Question

Evaluate the following integrals using the Fundamental Theorem of Calculus. Sketch the graph of the integrand and shade the region whose net area you have found.$$\int_{0}^{5}\left(x^{2}-9\right) d x$$

Answer

**step1 Find the Antiderivative of the Integrand**

To evaluate the definite integral, we first need to find the antiderivative of the given integrand, $$f(x) = x^2 - 9$$. We use the power rule for integration, which states that the antiderivative of $$x^n$$ is $$\frac{x^{n+1}}{n+1}$$, and the antiderivative of a constant $$c$$ is $$cx$$.

$$ \int (x^n) dx = \frac{x^{n+1}}{n+1} + C $$

$$ \int c dx = cx + C $$

Applying these rules to $$x^2 - 9$$, we get:

$$ F(x) = \frac{x^{2+1}}{2+1} - 9x $$

$$ F(x) = \frac{x^3}{3} - 9x $$

**step2 Apply the Fundamental Theorem of Calculus**

The Fundamental Theorem of Calculus states that if $$F(x)$$ is an antiderivative of $$f(x)$$, then the definite integral from $$a$$ to $$b$$ is given by $$F(b) - F(a)$$. Here, $$a=0$$ and $$b=5$$. We substitute these values into our antiderivative $$F(x)$$.

$$ \int_{a}^{b} f(x) dx = F(b) - F(a) $$

First, evaluate $$F(5)$$:

$$ F(5) = \frac{5^3}{3} - 9(5) $$

$$ F(5) = \frac{125}{3} - 45 $$

To combine these, we find a common denominator:

$$ 45 = \frac{45 \times 3}{3} = \frac{135}{3} $$

$$ F(5) = \frac{125}{3} - \frac{135}{3} = -\frac{10}{3} $$

Next, evaluate $$F(0)$$:

$$ F(0) = \frac{0^3}{3} - 9(0) $$

$$ F(0) = 0 - 0 = 0 $$

Finally, subtract $$F(0)$$ from $$F(5)$$:

$$ \int_{0}^{5}\left(x^{2}-9\right) d x = F(5) - F(0) $$

$$ \int_{0}^{5}\left(x^{2}-9\right) d x = -\frac{10}{3} - 0 $$

$$ \int_{0}^{5}\left(x^{2}-9\right) d x = -\frac{10}{3} $$

**step3 Sketch the Graph of the Integrand and Shade the Net Area**

We need to sketch the graph of the integrand $$f(x) = x^2 - 9$$ over the interval $$[0, 5]$$ and shade the region representing the net area. The function $$f(x) = x^2 - 9$$ is a parabola opening upwards, shifted 9 units down.

First, let's find the x-intercepts by setting $$f(x) = 0$$:

$$ x^2 - 9 = 0 $$

$$ x^2 = 9 $$

$$ x = \pm 3 $$

So, the graph crosses the x-axis at $$x=-3$$ and $$x=3$$.
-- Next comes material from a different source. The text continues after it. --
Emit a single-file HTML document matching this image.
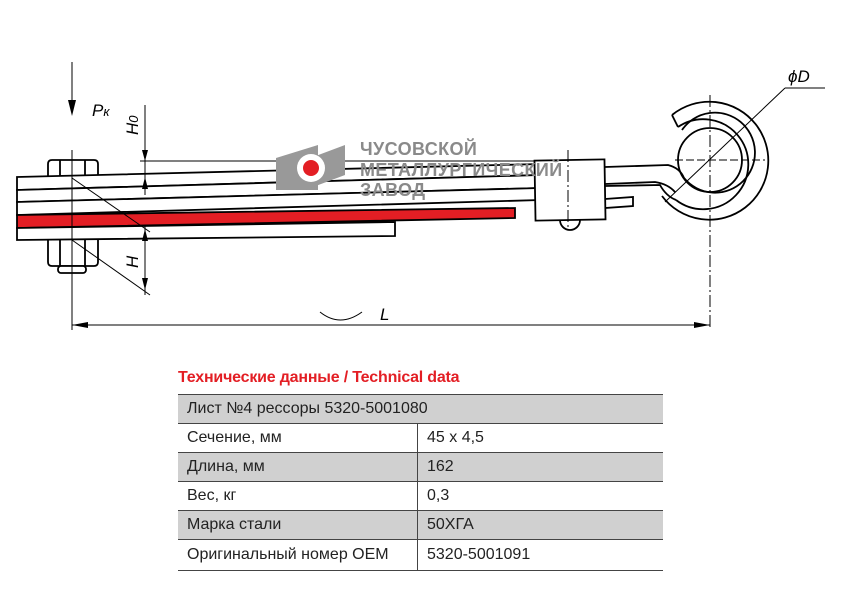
<!DOCTYPE html>
<html><head><meta charset="utf-8"><style>
body{margin:0;background:#fff;width:842px;height:595px;overflow:hidden;position:relative;font-family:"Liberation Sans",sans-serif}
.t{position:absolute;left:178px;top:369px;color:#e31e24;font-weight:bold;font-size:16px;letter-spacing:-0.2px}
table{position:absolute;left:178px;top:394px;width:485px;border-collapse:collapse;font-size:16px;color:#222}
td{height:28px;padding:0 0 0 9px;border-bottom:1.5px solid #444}
tr:first-child td{border-top:1.5px solid #444}
.g td{background:#d0d0d0}
td.c{border-left:1px solid #444;width:236px}
</style></head><body>
<svg width="842" height="365" style="position:absolute;left:0;top:0" font-family="Liberation Sans,sans-serif">
<g stroke="#000" stroke-width="1.8" fill="#fff">
<path d="M48,177 v-13 q0,-4 4,-4 h42 q4,0 4,4 v13"/>
<line x1="60" y1="160" x2="60" y2="177"/><line x1="85" y1="160" x2="85" y2="177"/>
<path d="M48,240 v22 q0,4 4,4 h42 q4,0 4,-4 v-22"/>
<line x1="60" y1="240" x2="60" y2="266"/><line x1="85" y1="240" x2="85" y2="266"/>
<rect x="58" y="266" width="28" height="7" rx="3"/>
<path d="M17,177 L540,164 L540,175 L17,190 Z"/>
<path d="M17,190 L540,175 L540,188 L17,202 Z"/>
<path d="M17,202 L540,188 L540,200 L17,215 Z"/>
<path d="M17,215 L515,208 L515,218 L17,228 Z" fill="#e31e24"/>
<path d="M17,228 L395,222 L395,236 L17,240 Z"/>
<path d="M605,199 L633,197 L633,206 L605,208 Z"/>
<path d="M560,220 a10,10 0 0 0 20,0" />
<path d="M605,167 L668,165 Q680,168 684,178"/>
<path d="M605,184 L655,182 Q668,184 675,192"/>
<path d="M605,186 L660,185 Q666,196 676,200"/>
<rect x="535" y="160" width="70" height="60" transform="rotate(-1 570 190)"/>
</g>
<g stroke="#000" stroke-width="1.8" fill="none">
<circle cx="710" cy="160" r="32"/>
<path d="M672,115 A59,59 0 1 1 662,196"/>
<path d="M672,115 L678,127"/>
<path d="M678,127 A45,45 0 1 1 676,200"/>
<path d="M684,178 A40,40 0 1 0 682,130"/>
</g>
<g stroke="#000" fill="none" stroke-width="1">
<line x1="72" y1="62" x2="72" y2="110"/>
<line x1="72" y1="150" x2="72" y2="330"/>
<line x1="145" y1="105" x2="145" y2="195"/>
<line x1="145" y1="225" x2="145" y2="295"/>
<line x1="140" y1="161" x2="535" y2="161"/>
<line x1="72" y1="178" x2="150" y2="232"/>
<line x1="72" y1="240" x2="150" y2="295"/>
<line x1="710" y1="95" x2="710" y2="330" stroke-dasharray="12,3,2,3"/>
<line x1="675" y1="160" x2="765" y2="160" stroke-dasharray="8,3"/>
<line x1="568" y1="150" x2="568" y2="230" stroke-dasharray="12,3,2,3"/>
<line x1="665" y1="202" x2="785" y2="88"/><line x1="785" y1="88" x2="825" y2="88"/>
<line x1="72" y1="325" x2="710" y2="325"/>
<path d="M320,312 Q340,328 362,312"/>
</g>
<polygon points="68,100 76,100 72,116"/>
<polygon points="142,150 148,150 145,161"/>
<polygon points="142,189 148,189 145,177"/>
<polygon points="142,241 148,241 145,229"/>
<polygon points="142,278 148,278 145,290"/>
<polygon points="72,325 88,322 88,328"/><polygon points="710,325 694,322 694,328"/>
<g font-style="italic" font-size="17" fill="#000">
<text x="92" y="116">P<tspan font-size="13">к</tspan></text>
<text x="138" y="135" transform="rotate(-90 138 135)">H<tspan font-size="13">0</tspan></text>
<text x="138" y="268" transform="rotate(-90 138 268)">H</text>
<text x="380" y="320">L</text>
<text x="788" y="82">ϕD</text>
</g>
<g fill="#999">
<polygon points="276,158 318,145 318,190 276,190"/>
<polygon points="305,160 345,145 345,175 305,190"/>
<circle cx="311" cy="168" r="14" fill="#fff"/>
<circle cx="311" cy="168" r="8" fill="#e31e24"/>
<g font-size="18" font-weight="bold" fill="#8a8a8a" letter-spacing="0.4">
<text x="360" y="155">ЧУСОВСКОЙ</text><text x="360" y="176">МЕТАЛЛУРГИЧЕСКИЙ</text><text x="360" y="196">ЗАВОД</text></g>
</g>
</svg>
<div class="t">Технические данные / Technical data</div>
<table>
<tr class="g"><td colspan="2">Лист №4 рессоры 5320-5001080</td></tr>
<tr><td>Сечение, мм</td><td class="c">45 x 4,5</td></tr>
<tr class="g"><td>Длина, мм</td><td class="c">162</td></tr>
<tr><td>Вес, кг</td><td class="c">0,3</td></tr>
<tr class="g"><td>Марка стали</td><td class="c">50ХГА</td></tr>
<tr><td style="height:30px">Оригинальный номер OEM</td><td class="c">5320-5001091</td></tr>
</table>
</body></html>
Now, let's evaluate the function at the boundaries of our interval and at the x-intercept within the interval:

$$ f(0) = 0^2 - 9 = -9 $$

$$ f(3) = 3^2 - 9 = 0 $$

$$ f(5) = 5^2 - 9 = 25 - 9 = 16 $$

The graph description is as follows:
- The curve starts at the point $$(0, -9)$$.
- It increases and crosses the x-axis at $$(3, 0)$$.
- It continues to increase, reaching the point $$(5, 16)$$.
- From $$x=0$$ to $$x=3$$, the function values are negative, so the graph is below the x-axis. The area in this segment contributes negatively to the net area.
- From $$x=3$$ to $$x=5$$, the function values are positive, so the graph is above the x-axis. The area in this segment contributes positively to the net area.

To sketch:
1. Draw an x-axis and a y-axis.
2. Mark points $$(0, -9)$$, $$(3, 0)$$, and $$(5, 16)$$.
3. Draw a parabolic curve connecting these points.
4. Shade the region between the curve $$y = x^2 - 9$$ and the x-axis from $$x=0$$ to $$x=5$$. The shaded region from $$x=0$$ to $$x=3$$ will be below the x-axis, and the shaded region from $$x=3$$ to $$x=5$$ will be above the x-axis. The net area is the sum of these signed areas.